One example of this that I especially love is a recently acquired invitation to a “Husking Party” in West Springfield (it’s not clear which one—there are five “West Springfields” in the United States) in September 1885. The invitation was printed on the most appropriate and the most ephemeral possible material: a corn husk. Maybe more than one person saw this invitation, but given that it survived, it almost certainly wasn’t passed around. Yet William Thomas had to go to the trouble to collect enough corn husks to generate a good crowd for his party. He had to trim them to size and flatten them so that they’d take ink. And he had to set type—using four different typefaces—that would actually print on the husk. All this work, for something that was intended for only one person to see.
Many manuscript items, such as letters, were only intended for an audience of one, and the fact that they’ve wound up in a place like the Clements might surprise their authors, since generations of scholars are now able to read their private thoughts. But some manuscript forms were created to mimic forms of print that were intended for wider circulation, although they still likely only reached a few individuals. The Clements holds several examples of manuscript newspapers—hand-written versions typically created by children that mimic the appearance of printed periodicals. Some focused solely on news that was relevant to the author’s household, such as what the cat had been up to. Others, like George Haydock’s “Haydock’s Monthly,” “published” in New York City in March 1860, presented a version of a real news story (about the execution of a man convicted of murdering his wife), complete with an illustration of the gallows.
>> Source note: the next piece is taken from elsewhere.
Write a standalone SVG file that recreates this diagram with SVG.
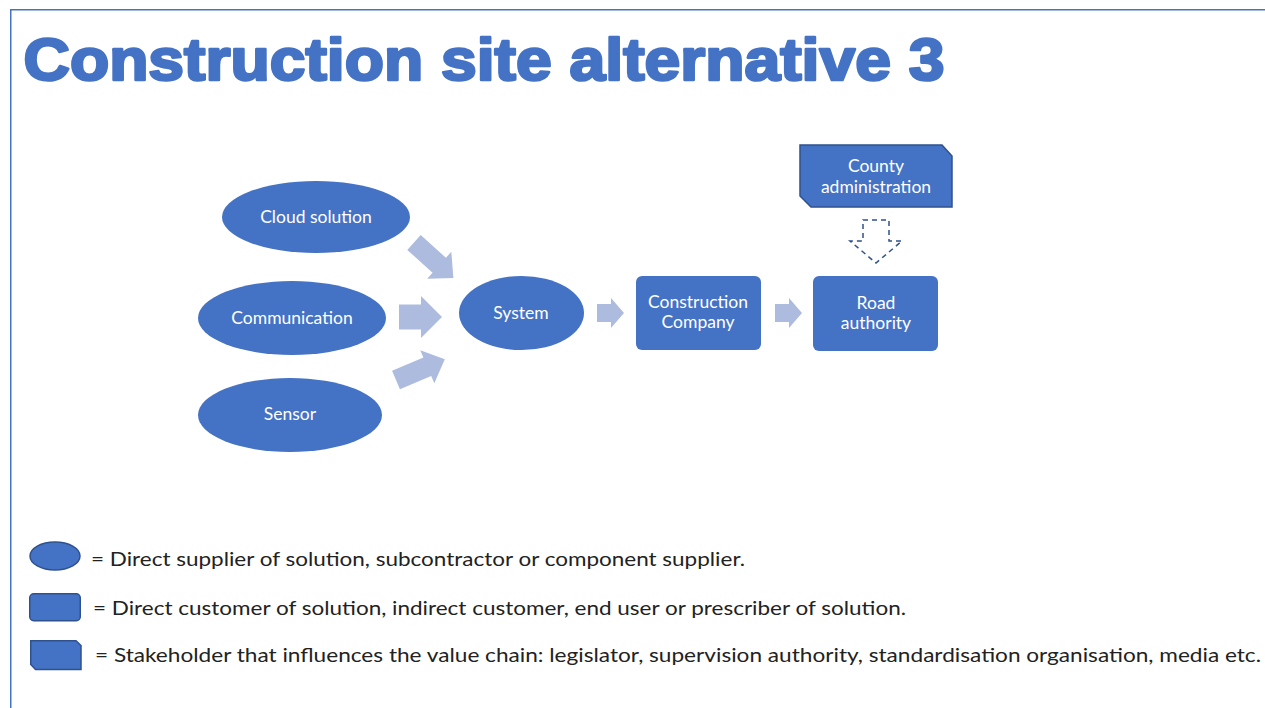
<svg xmlns="http://www.w3.org/2000/svg" width="1265" height="708" viewBox="0 0 1265 708">
<style>
.node{fill:#4472C4}
.dark{fill:#4472C4;stroke:#2F528F;stroke-width:1.5}
.lbl{font-family:Lato,"Liberation Sans",sans-serif;font-size:17.5px;fill:#ffffff;text-anchor:middle}
.leg{font-family:Lato,"Liberation Sans",sans-serif;font-size:20px;fill:#222222}
.arr{fill:#ADBBDE}
</style>
<rect width="1265" height="708" fill="#ffffff"/>
<path d="M10.75,708 V9.75 H1265" fill="none" stroke="#4472C4" stroke-width="1.5"/>
<text x="23.5" y="79.5" font-family="'Liberation Sans',Arial,sans-serif" font-weight="bold" font-size="59" fill="#4472C4" stroke="#4472C4" stroke-width="2.6" stroke-linejoin="round" textLength="921" lengthAdjust="spacingAndGlyphs">Construction site alternative 3</text>

<g id="connectors">
  <polygon class="arr" transform="translate(414,242.5) rotate(42)" points="0,-10 34,-10 34,-18 53,0 34,18 34,10 0,10"/>
  <polygon class="arr" points="399,304.5 421,304.5 421,296 442,317 421,338 421,329.5 399,329.5"/>
  <polygon class="arr" transform="translate(396,380) rotate(-23)" points="0,-10 34,-10 34,-18 53,0 34,18 34,10 0,10"/>
  <polygon class="arr" points="597,304 611,304 611,298 624,313 611,328 611,322 597,322"/>
  <polygon class="arr" points="775,304 789,304 789,298 802,313 789,328 789,322 775,322"/>
  <path d="M863,220 H889 V241 H902 L876,263 L850,241 H863 Z" fill="none" stroke="#2F528F" stroke-width="1.5" stroke-dasharray="5 4"/>
</g>

<g id="cloud">
  <ellipse class="node" cx="316" cy="217" rx="94" ry="36"/>
  <text class="lbl" x="316" y="223">Cloud solution</text>
</g>
<g id="communication">
  <ellipse class="node" cx="292" cy="318" rx="94" ry="37"/>
  <text class="lbl" x="292" y="324">Communication</text>
</g>
<g id="sensor">
  <ellipse class="node" cx="290" cy="415" rx="92" ry="37"/>
  <text class="lbl" x="290" y="420">Sensor</text>
</g>
<g id="system">
  <ellipse class="node" cx="521.5" cy="313" rx="62.5" ry="37"/>
  <text class="lbl" x="521" y="319">System</text>
</g>
<g id="construction">
  <rect class="node" x="636" y="276" width="125" height="74" rx="6"/>
  <text class="lbl" x="698" y="308">Construction</text>
  <text class="lbl" x="698" y="328">Company</text>
</g>
<g id="road">
  <rect class="node" x="813" y="276" width="125" height="75" rx="6"/>
  <text class="lbl" x="876" y="309">Road</text>
  <text class="lbl" x="876" y="329">authority</text>
</g>
<g id="county">
  <path class="dark" d="M800,145 H942 L952,156 V207 H811 L800,196 Z"/>
  <text class="lbl" x="876" y="172">County</text>
  <text class="lbl" x="876" y="193">administration</text>
</g>

<g id="legend">
  <ellipse class="dark" cx="55" cy="556" rx="25" ry="14"/>
  <text class="leg" x="91" y="566" textLength="654" lengthAdjust="spacingAndGlyphs">= Direct supplier of solution, subcontractor or component supplier.</text>
  <rect class="dark" x="29.75" y="593.75" width="50.5" height="27" rx="4"/>
  <text class="leg" x="93" y="615" textLength="813" lengthAdjust="spacingAndGlyphs">= Direct customer of solution, indirect customer, end user or prescriber of solution.</text>
  <path class="dark" d="M30.75,640.75 H76 L81,645.5 V669.5 H35.5 L30.75,664.5 Z"/>
  <text class="leg" x="95" y="662" textLength="1166" lengthAdjust="spacingAndGlyphs">= Stakeholder that influences the value chain: legislator, supervision authority, standardisation organisation, media etc.</text>
</g>
</svg>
The subscription information included on page 10 of the issue lets the small readership know who to pay their two cents for the next issue. The time and effort that George Haydock put into hand-writing copies of his newspaper (who knows how many?) very likely “did not come close to justifying the per issue price, given that his audience likely numbered in the single digits.
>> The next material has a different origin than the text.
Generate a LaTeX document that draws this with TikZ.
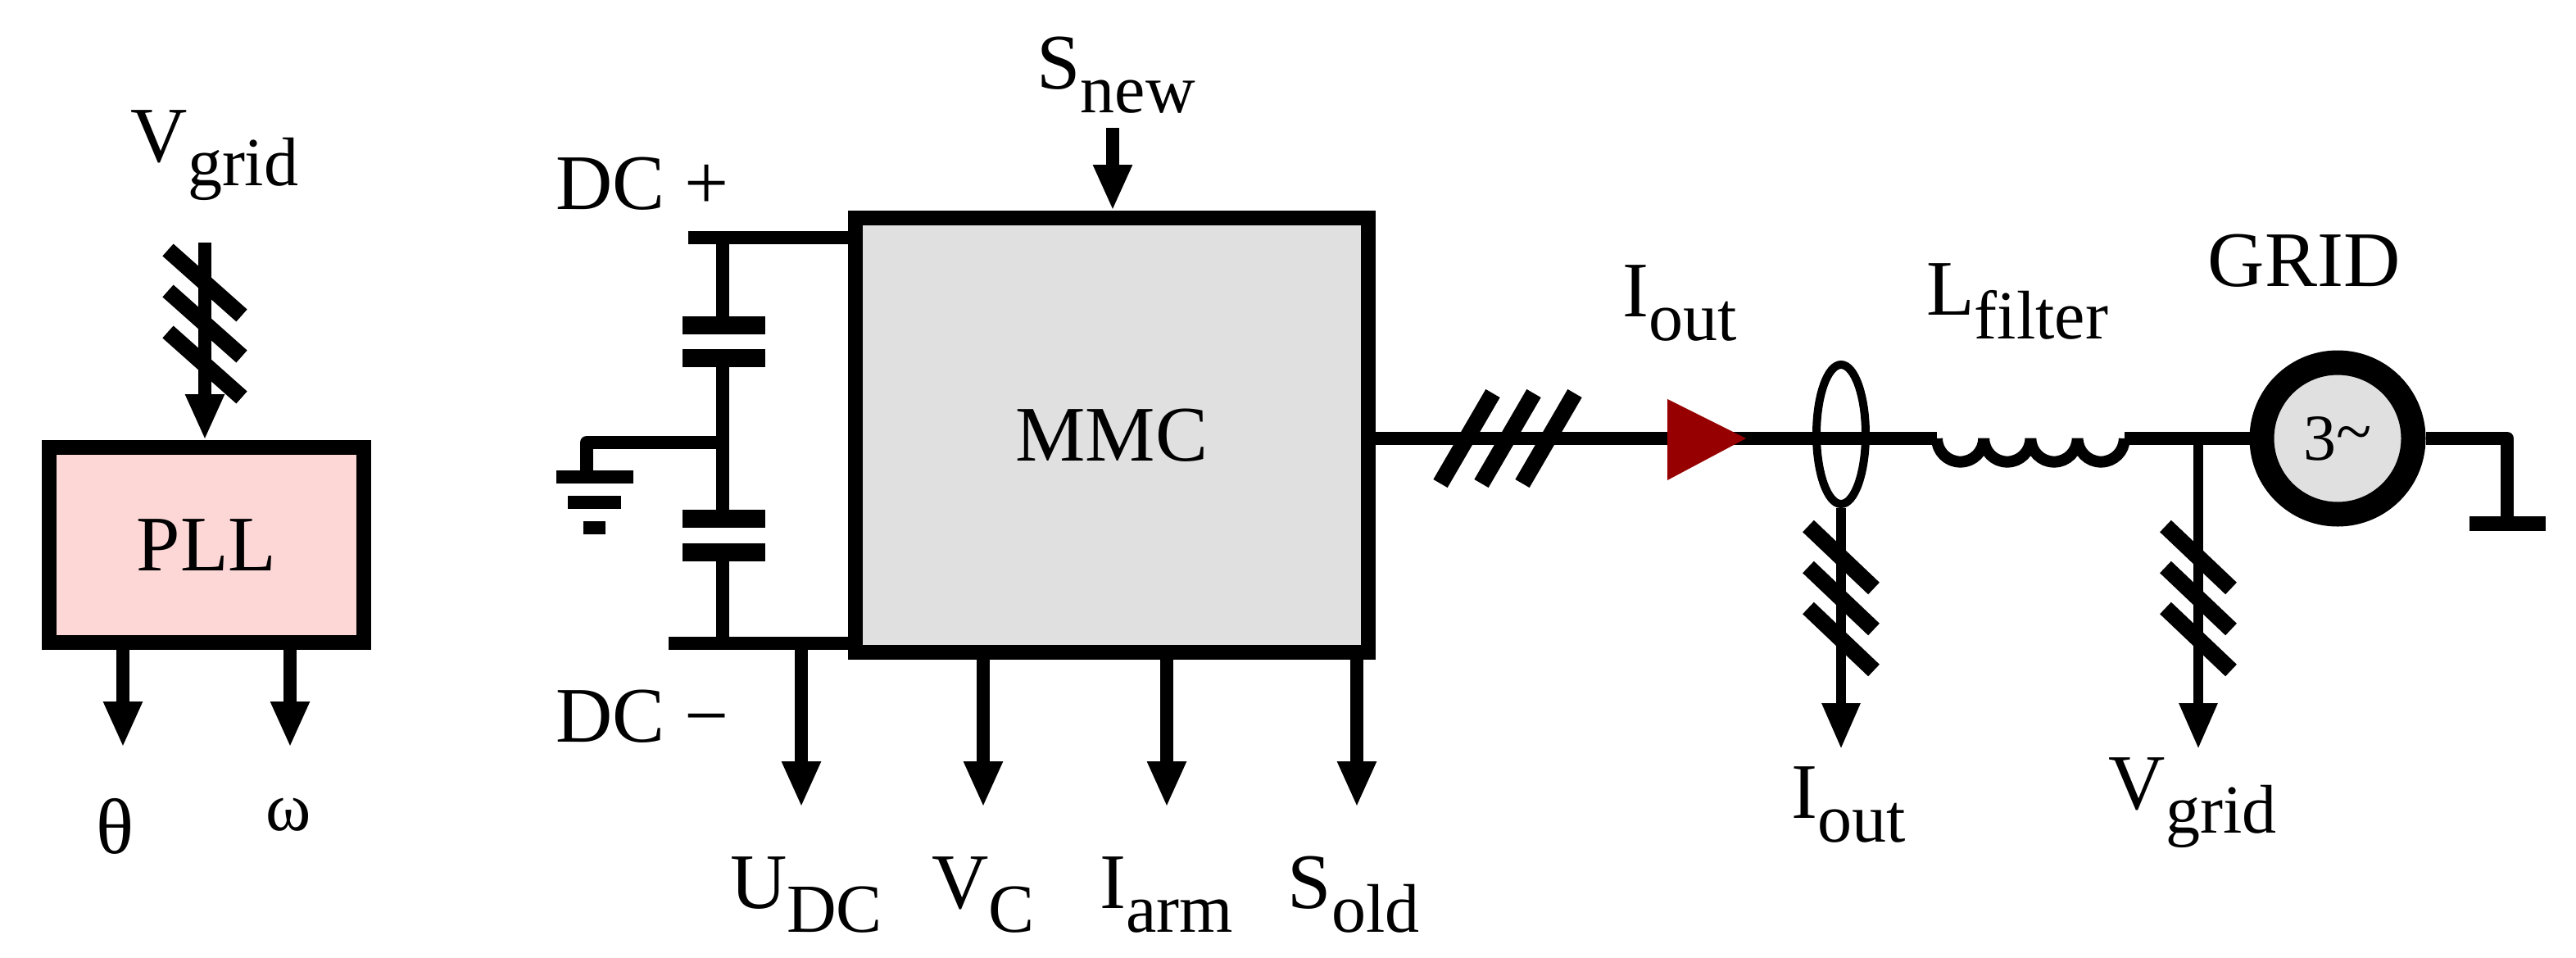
\documentclass[tikz,border=0pt]{standalone}
\usepackage{fontspec}
\setmainfont{Liberation Serif}
\usetikzlibrary{arrows.meta,shapes.geometric}
\definecolor{pllpink}{RGB}{253,214,214}
\definecolor{boxgray}{RGB}{224,224,224}
\definecolor{darkred}{RGB}{150,0,0}
\newcommand\lsub[1]{\raisebox{-0.3em}{\fontsize{42}{42}\selectfont #1}}
\begin{document}
\begin{tikzpicture}[x=0.5pt,y=-0.5pt,
  wire/.style={line width=8pt},
  arr/.style={line width=8pt,-{Triangle[length=28pt,width=22pt]}},
  slash/.style={line width=10pt},
  lbl/.style={font=\fontsize{48}{48}\selectfont,inner sep=0pt},
  blk/.style={draw,line width=9pt,inner sep=0pt}]
\useasboundingbox (0,0) rectangle (3144,1168);
% PLL
\node[blk,fill=pllpink,minimum width=384*0.5pt,minimum height=238*0.5pt,lbl] (pll) at (252,665) {PLL};
\node[lbl] (vg1) at (262,190) {V\lsub{grid}};
\coordinate (vg1s) at (250,296);
\draw[arr] (vg1s) -- (pll.north -| vg1s);
\foreach \y in {345,395,445} \draw[slash] (205,\y-40) -- (295,\y+40);
\coordinate (t1) at (150,912); \coordinate (w1) at (354,912);
\draw[arr] (pll.south -| t1) -- (t1);
\draw[arr] (pll.south -| w1) -- (w1);
\node[lbl] (th) at (140,1008) {θ};
\node[lbl,font=\fontsize{42}{42}\selectfont] (om) at (352,994) {ω};
% MMC
\node[blk,fill=boxgray,minimum width=626*0.5pt,minimum height=530*0.5pt,lbl] (mmc) at (1357,531) {MMC};
\node[lbl] (sn) at (1362,92) {S\lsub{new}};
\coordinate (sns) at (1358,156);
\draw[arr] (sns) -- (mmc.north -| sns);
\node[lbl] (dcp) at (784,224) {DC +};
\node[lbl] (dcm) at (784,874) {DC −};
% capacitors
\coordinate (bt) at (840,290); \coordinate (bb) at (816,785);
\draw[wire] (bt) -- (bt -| mmc.west);
\draw[wire] (bb) -- (bb -| mmc.west);
\draw[wire] (882,290) -- (882,397);
\draw[wire] (882,437) -- (882,633);
\draw[wire] (882,674) -- (882,785);
\foreach \y in {397,437,633,674} \fill (833,\y-11) rectangle (934,\y+11);
\draw[wire,line join=round] (882,540) -- (716,540) -- (716,582);
\fill (679,574) rectangle (773,590);
\fill (693,605) rectangle (758,621);
\fill (712,636) rectangle (739,652);
% bottom outputs
\coordinate (ud) at (978,985); \coordinate (vc) at (1200,985);
\coordinate (ia) at (1424,985); \coordinate (so) at (1656,985);
\draw[arr] (978,785) -- (ud);
\draw[arr] (mmc.south -| vc) -- (vc);
\draw[arr] (mmc.south -| ia) -- (ia);
\draw[arr] (mmc.south -| so) -- (so);
\node[lbl] (lud) at (984,1092) {U\lsub{DC}};
\node[lbl] (lvc) at (1200,1092) {V\lsub{C}};
\node[lbl] (lia) at (1424,1092) {I\lsub{arm}};
\node[lbl] (lso) at (1652,1092) {S\lsub{old}};
% AC line
\coordinate (ind1) at (2364,535); \coordinate (ind2) at (2593,535);
\node[circle,draw,line width=15pt,fill=boxgray,minimum size=185*0.5pt,inner sep=0pt,font=\fontsize{40}{40}\selectfont] (grid) at (2853,535) {3\raisebox{0.1em}{\textasciitilde}};
\coordinate (gr) at (3060,535); \coordinate (gb) at (3060,639);
\draw[wire] (mmc.east |- ind1) -- (ind1);
\draw[wire] (ind2) -- (grid.west);
\draw[wire,line join=round] (grid.east) -- (gr) -- (gb);
\fill (3014,630) rectangle (3107,648);
\draw[line width=7pt] (ind1) \foreach \i in {0,1,2,3} {arc[start angle=180,end angle=0,radius=28.6]};
\foreach \x in {1790,1840,1890} \draw[slash] (\x-32,590) -- (\x+32,480);
\fill[darkred] (2035,487) -- (2131,535) -- (2035,586) -- cycle;
% CT
\node[draw,ellipse,line width=5pt,minimum width=60*0.5pt,minimum height=170*0.5pt,inner sep=0pt] (ct) at (2247,530) {};
\coordinate (mi) at (2247,914);
\draw[arr,line width=6pt] (ct.south) -- (mi);
\foreach \y in {680,730,780} \draw[slash] (2207,\y-38) -- (2287,\y+38);
\node[lbl] (li) at (2256,982) {I\lsub{out}};
% voltage measurement
\coordinate (mvs) at (2683,535); \coordinate (mv) at (2683,914);
\draw[arr,line width=6pt] (mvs) -- (mv);
\foreach \y in {680,730,780} \draw[slash] (2643,\y-38) -- (2723,\y+38);
\node[lbl] (lvg) at (2676,980) {V\lsub{grid}};
% top labels
\node[lbl] (lio) at (2050,370) {I\lsub{out}};
\node[lbl] (llf) at (2462,368) {L\lsub{filter}};
\node[lbl] (lgr) at (2812,318) {GRID};
\end{tikzpicture}
\end{document}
Reading items like these, that were produced for a tiny number of readers, can feel like eavesdropping on a conversation. William Thomas’ party invitation was created to be circulated, but the copy at the Clements was almost certainly intended for only one person. And George Haydock’s newspaper was produced for sale—or at least it replicated the subscription information from the newspapers it imitated. But in neither case did the creators think that the audience for their works would include readers in a library in Michigan 150 years in the future.
The James Stephens case, featured in “Haydock’s Monthly,” was notorious in its time, involving the poisoning of Stephens’ wife, the assault of her niece, a revenge shooting by the victim’s nephew, and Stephens’ escape and re-capture—all elements sure to appeal to an active and enterprising lad. “Haydock’s Monthly” is part of the James V. Medler Crime Collection.
When I think about scale—about smallness—in the Clements collections, it is these moments of privacy that come to mind first, often because they are the most moving to me. In early August a new daguerreotype arrived at the library that took my breath away, precisely because the moment it captured was so tiny, so private. A white child of perhaps two or three years of age posed for a photograph. But instead of the “hidden mother” method, where a child’s mother would hold a child still for a photographer while concealed under a covering, this child is being comforted in a more visible, yet more private way. From outside of the picture’s frame on the child’s right, a hand of an otherwise unseen African American person gently holds the child’s hand in reassurance. We don’t know who the child is, nor do we know where the daguerreotype was made. We also don’t know who was offering their hand to comfort that child. Was it a hired nanny? A person enslaved by the child’s family? An employee of the photographer? We’ll likely never know. But that extended calming hand—a moment so brief that if you blink you’ll miss it—is the kind of small, quiet moment that close attention to the items in the Clements collections can reveal. Sometimes, tiny things mean the most.